LA SORPRESA: LUZIFER ...ma è davvero una sorpresa?
LUZIFER - IRON SHACKLES
(High Roller Records, 2022)
Non mi dilungherò nuovamente sulle generalità della New Wave Of Traditional Heavy Metal; mi sentirei oltremodo a disagio nel dover ripetere per l'ennesima volta che l'heavy sound sta finalmente tornando, con quella dignità e quell'entusiasmo che l'avevano caratterizzato fino agli anni '90. E' importante invece specificare che le numerose chiavi di lettura dell' ars metalli si sono ormai ripresentate, quasi tutte, con un nuovo asso nella manica (dai Century, prostrati all'altare degli Heavy Load, agli Iron Griffin per quanto riguarda la deriva più romantica e visionaria del Metal Epico).
Dopo i micidiali fendenti mollati dagli Eternal Champion ("The armour of ire", 2016), un nuovo manipolo di satanassi affonda il ferro rovente nell' heroic fantasy più cupo e orroroso, ammantato di tenebra sabbathiana.
Luzifer, che i più attenti hanno già apprezzato nella loro incarnazione parallela (Witchunter , meno sensazionale a dire il vero), meritano sicuramente l'investitura a Cavalieri Neri, in questi rocamboleschi anni '20 - che ci auguriamo possano essere ricordati come la seconda Età dell'oro del Metallo Pesante.
Avevo già commentato con i dovuti toni il singolo "Iron Shackles", inno dal passo intimidatorio, e speso encomi per la successiva "Hexer (in Dreiteufelsnamen)", tripudio di horror-riff enfatizzati da feroci liriche IN TEDESCO!
Detto questo, mi ero forse addormentato su aspettative troppo elevate: attendevo il primo album dei Luzifer come si attende un'opera inaffondabile a-priori, mi ero fatto il film (mea culpa!) dell'esordio ispirato, folgorante e senza riempitivi. E' chiaro che stiamo parlando dell'ottimo debutto di una band assolutamente interessante, ma "Iron shackles" dura appena trentadue minuti (quattro dei quali, impiegati per un interlocutorio omaggio all'artista stracult Joachim Witt), e non tutti i brani inediti sono benedetti dall'alone tetro e misterioso dei due singoli ascoltati finora.

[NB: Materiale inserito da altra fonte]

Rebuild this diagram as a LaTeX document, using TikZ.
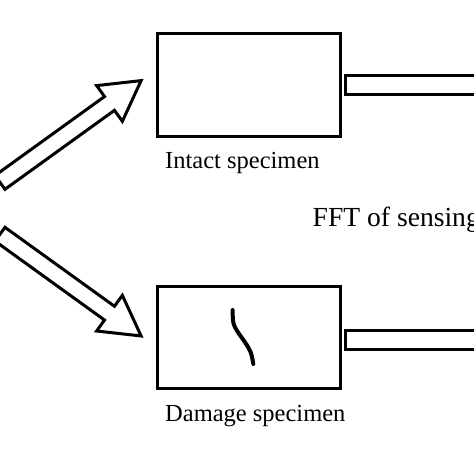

Il sound di questi demoni teutonici, dicevamo, è effettivamente foriero di rimandi all'Heavy Gotico di Black Sabbath, Manilla Road e Cirith Ungol, modelli da cui Luzifer hanno chiaramente imparato l'arte dell'imprevedibilità: sono assai poche le soluzioni scontate, infatti, nella mezz'ora di metallo descrittivo che compone questo vinile di marca High Roller - sentite di quali terrificanti trame sono capaci i Luzifer , nella spettrale "Hexer (in Dreiteufelsnamen)"!
Luzifer suonano da musicisti esperti, disseminano gli arrangiamenti di improvvisi interventi elettronici che conferiscono a brani come "Wrath of the sorcerers" una dimensione quasi psychedelica; il cantante/chitarrista S. Castevet conduce il sabba medievale con vocals spesso sopra le righe, non così diverse da quelle dei fratelli Wahlquist (Heavy Load) e del redivivo Tim Baker (Cirith Ungol).
Episodi come "Barrow downs" e, in parte, la stessa "Wrath of the sorcerers" mancano però di quella magia (nera) che l'orecchio esperto è in grado di cogliere, ben prima delle formalità accademiche, e che riemerge finalmente nel manifesto bellicoso "Attila (blazing hooves)", sanguinario pezzo da novanta posto in calce alla side-B.
Supportiamo i Luzifer e seguiamoli con attenzione, nell'attesa che la loro ispirazione raggiunga definitivamente lo zenith. Potrebbe accadere prima di quanto si pensi.